Auf Probefahrt mit der neuen Wiener U-Bahn

Das Cockpit des X-Wagen, der neuen Wiener U-Bahn-Generation
Der neue X-Wagen bietet mehr Platz in den Türbereichen und kürzere Wartungsintervalle.

Gemächlich ging es los. Mit 25 Stundenkilometern pilotierte ein Testfahrer der Wiener Linien am Mittwoch die erste, bereits ausgelieferte Garnitur der neuesten Wiener U-Bahn-Generation, Codename: X-Wagen, über ein Betriebsgleis von der Station Stadion bis zur Wiener-Linien-Zentrale nach Erdberg.

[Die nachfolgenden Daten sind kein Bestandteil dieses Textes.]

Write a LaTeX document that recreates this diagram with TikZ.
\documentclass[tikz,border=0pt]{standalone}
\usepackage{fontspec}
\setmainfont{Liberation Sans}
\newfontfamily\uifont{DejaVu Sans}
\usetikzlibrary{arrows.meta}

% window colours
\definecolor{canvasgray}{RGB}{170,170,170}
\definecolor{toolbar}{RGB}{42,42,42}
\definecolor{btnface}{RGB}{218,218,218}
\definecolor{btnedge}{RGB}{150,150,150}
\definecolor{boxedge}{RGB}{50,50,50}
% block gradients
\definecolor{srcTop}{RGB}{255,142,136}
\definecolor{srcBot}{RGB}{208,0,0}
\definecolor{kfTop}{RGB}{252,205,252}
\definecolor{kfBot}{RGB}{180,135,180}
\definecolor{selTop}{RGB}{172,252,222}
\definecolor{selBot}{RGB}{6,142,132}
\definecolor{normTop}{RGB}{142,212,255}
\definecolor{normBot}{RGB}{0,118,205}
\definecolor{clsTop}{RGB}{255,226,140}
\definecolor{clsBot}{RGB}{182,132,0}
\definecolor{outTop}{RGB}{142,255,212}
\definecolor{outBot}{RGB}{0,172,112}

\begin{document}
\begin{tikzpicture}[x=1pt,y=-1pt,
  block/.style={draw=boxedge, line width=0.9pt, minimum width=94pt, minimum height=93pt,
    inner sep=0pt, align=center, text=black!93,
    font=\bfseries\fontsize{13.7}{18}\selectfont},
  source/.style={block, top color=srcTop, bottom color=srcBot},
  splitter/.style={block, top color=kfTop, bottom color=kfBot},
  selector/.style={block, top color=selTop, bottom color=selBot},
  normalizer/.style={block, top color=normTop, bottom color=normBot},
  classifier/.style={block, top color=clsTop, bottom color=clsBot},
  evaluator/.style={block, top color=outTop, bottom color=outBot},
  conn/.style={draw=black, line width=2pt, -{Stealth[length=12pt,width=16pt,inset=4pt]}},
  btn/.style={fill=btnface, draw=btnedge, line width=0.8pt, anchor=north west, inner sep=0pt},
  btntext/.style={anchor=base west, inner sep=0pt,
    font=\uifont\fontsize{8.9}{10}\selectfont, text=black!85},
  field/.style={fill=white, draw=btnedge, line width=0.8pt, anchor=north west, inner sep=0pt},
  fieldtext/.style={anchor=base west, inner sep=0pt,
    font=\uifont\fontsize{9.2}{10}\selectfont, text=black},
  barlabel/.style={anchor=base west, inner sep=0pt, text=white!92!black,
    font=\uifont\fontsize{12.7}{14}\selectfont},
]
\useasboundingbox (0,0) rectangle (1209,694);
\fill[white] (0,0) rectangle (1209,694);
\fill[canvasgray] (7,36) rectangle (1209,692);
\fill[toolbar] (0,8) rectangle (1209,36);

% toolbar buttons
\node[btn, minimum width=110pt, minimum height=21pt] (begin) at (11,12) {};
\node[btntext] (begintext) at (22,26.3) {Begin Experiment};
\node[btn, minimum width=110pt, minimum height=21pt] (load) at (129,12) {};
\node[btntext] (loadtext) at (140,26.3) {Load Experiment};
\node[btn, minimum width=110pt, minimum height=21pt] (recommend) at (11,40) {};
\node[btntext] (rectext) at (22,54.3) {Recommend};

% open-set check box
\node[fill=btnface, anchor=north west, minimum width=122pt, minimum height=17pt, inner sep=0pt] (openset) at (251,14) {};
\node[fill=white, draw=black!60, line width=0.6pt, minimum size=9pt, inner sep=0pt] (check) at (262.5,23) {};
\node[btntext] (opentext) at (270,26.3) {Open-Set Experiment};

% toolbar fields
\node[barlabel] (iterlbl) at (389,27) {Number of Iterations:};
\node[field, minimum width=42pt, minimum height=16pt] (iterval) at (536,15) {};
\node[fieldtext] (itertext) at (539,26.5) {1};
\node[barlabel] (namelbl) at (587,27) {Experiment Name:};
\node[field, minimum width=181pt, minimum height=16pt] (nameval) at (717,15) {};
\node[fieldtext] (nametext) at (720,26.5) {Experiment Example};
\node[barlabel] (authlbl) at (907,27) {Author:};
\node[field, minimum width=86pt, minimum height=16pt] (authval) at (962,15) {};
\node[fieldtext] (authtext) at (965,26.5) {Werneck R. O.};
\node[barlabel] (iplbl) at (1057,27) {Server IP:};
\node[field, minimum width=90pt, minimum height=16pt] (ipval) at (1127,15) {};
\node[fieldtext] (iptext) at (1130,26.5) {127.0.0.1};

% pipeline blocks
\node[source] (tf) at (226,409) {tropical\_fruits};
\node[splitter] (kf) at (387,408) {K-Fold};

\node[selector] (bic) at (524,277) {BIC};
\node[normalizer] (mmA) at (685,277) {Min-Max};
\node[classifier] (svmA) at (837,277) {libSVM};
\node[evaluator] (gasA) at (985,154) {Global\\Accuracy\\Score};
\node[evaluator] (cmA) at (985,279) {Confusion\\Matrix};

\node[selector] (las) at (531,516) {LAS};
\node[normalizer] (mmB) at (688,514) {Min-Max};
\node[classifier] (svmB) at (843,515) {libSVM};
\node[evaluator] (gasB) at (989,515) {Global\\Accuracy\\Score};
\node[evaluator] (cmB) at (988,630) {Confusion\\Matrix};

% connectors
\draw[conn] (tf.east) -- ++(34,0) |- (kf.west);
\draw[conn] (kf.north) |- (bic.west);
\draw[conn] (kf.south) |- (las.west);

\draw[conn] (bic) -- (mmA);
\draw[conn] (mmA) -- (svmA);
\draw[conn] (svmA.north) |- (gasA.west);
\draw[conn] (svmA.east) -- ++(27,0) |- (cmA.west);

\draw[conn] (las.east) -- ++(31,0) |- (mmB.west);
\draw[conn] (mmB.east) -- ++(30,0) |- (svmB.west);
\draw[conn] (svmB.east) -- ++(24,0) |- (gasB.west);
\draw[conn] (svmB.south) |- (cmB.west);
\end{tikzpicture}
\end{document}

Neben dem KURIER und weiteren Medienvertretern an Bord: Finanzstadtrat Peter Hanke (SPÖ), Wiener-Linien-Geschäftsführer Günter Steinbauer und Arnulf Wolfram, CEO von Siemens Mobility Austria, dem Hersteller des Zuges.

Regionale Wertschöpfung

Ein "waschechter Wiener" sei der X-Wagen, sagt Hanke. Schließlich werden die Waggons in Simmering zusammengebaut, dadurch bleiben 60 Prozent der Wertschöpfung in Wien, weitere 35 Prozent in der EU. 100 Arbeitsplätze sichert das laut dem für die Wiener Linien zuständigen Stadtrat in der Bundeshauptstadt.

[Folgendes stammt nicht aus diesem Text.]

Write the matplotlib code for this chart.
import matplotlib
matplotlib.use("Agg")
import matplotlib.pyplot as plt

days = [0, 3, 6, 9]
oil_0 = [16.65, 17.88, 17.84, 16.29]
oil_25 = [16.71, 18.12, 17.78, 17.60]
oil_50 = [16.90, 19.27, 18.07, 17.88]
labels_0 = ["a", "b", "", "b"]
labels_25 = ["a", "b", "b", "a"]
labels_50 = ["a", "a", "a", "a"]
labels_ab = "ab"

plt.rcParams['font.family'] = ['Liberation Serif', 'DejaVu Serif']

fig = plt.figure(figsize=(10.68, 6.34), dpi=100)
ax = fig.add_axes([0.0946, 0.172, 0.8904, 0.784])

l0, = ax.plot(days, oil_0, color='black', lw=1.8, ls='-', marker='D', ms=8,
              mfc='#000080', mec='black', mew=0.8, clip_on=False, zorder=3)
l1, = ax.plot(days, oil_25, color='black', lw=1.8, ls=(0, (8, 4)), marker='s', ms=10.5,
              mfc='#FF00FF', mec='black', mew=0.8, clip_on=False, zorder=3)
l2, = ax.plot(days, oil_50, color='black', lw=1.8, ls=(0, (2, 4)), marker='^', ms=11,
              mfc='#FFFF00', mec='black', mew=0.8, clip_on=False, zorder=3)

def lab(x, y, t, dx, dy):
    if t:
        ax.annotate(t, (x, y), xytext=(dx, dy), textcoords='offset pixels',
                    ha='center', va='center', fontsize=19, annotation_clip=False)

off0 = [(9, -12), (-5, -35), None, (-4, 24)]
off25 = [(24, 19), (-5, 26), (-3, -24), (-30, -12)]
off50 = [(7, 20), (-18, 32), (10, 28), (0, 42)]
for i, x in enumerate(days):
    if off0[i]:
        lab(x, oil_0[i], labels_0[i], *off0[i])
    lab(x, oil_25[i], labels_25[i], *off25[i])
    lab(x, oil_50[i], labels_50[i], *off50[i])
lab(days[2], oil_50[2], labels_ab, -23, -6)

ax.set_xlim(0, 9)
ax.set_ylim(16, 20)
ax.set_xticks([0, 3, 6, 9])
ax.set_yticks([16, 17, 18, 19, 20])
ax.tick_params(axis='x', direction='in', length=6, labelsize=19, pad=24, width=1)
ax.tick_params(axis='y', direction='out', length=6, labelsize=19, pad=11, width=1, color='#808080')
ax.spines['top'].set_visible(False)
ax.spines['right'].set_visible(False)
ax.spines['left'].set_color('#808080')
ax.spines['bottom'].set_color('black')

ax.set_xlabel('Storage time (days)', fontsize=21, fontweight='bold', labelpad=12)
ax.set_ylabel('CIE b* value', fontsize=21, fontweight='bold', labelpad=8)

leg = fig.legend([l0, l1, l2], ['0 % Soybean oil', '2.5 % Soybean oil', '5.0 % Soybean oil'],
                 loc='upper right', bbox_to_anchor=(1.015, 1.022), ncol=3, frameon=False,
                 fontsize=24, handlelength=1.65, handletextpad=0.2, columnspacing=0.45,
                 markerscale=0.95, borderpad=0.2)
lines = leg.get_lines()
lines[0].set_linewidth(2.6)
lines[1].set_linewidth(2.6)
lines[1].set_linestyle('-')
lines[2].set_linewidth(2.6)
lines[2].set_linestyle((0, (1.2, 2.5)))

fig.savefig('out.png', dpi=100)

34 Züge à sechs Waggons sollen bis 2030 geliefert werden, zusätzlich gibt es eine Option auf elf weitere Züge. Auftragsvolumen: 550 Millionen Euro.

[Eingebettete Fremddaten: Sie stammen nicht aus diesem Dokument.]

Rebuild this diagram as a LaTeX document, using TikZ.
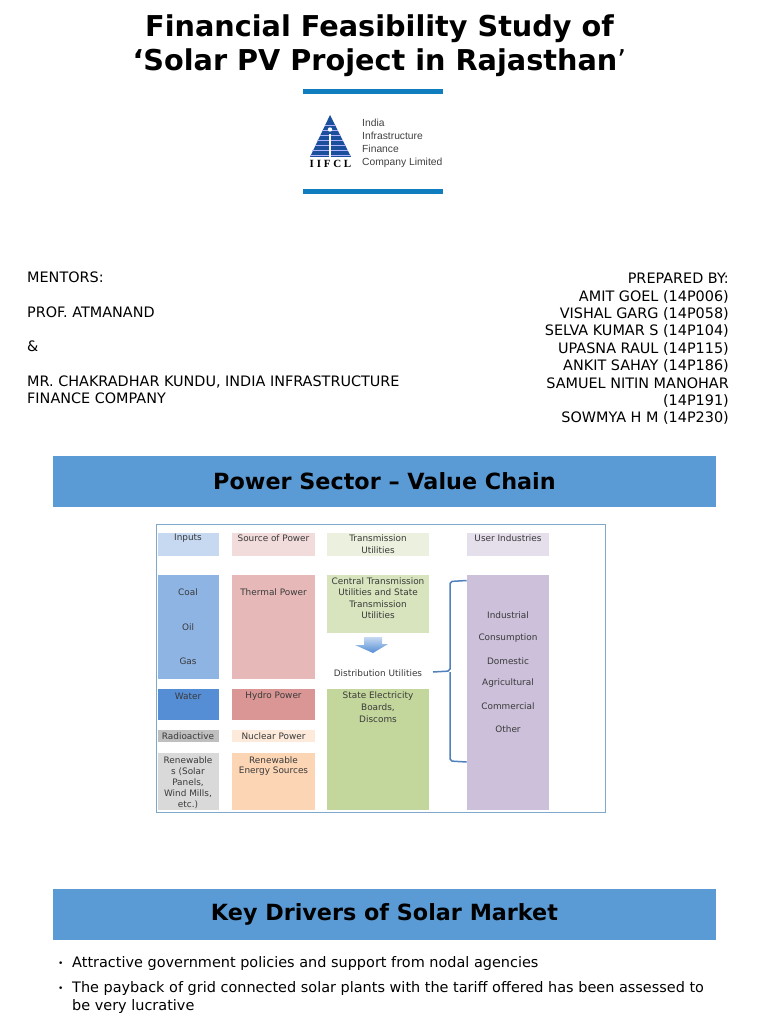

Auf Probefahrt mit der neuen Wiener U-Bahn

Stadtrat Hanke ließ sich von Wiener-Linien-Chef Steinbauer das Cockpit des X-Wagens erklären

Darüber freut sich naturgemäß auch Wolfram, doch nicht nur aufgrund dieses Auftrags. Denn: "Wenn man internationale Großprojekte gewinnen möchte, braucht man eine starke Heimbasis."

Name gesucht

Die Kundschaft dieser Heimbasis wird unterdessen in die Suche nach einem griffigeren Namen eingebunden. Ab sofort kann auf der Webseite der Verkehrsbetriebe abgestimmt werden, wie der X-Wagen künftig heißen soll. Zur Auswahl stehen Xaverl, Xandi, Xyla, FeliX, MaXi und Xenia. Man hängt am X, so scheint es.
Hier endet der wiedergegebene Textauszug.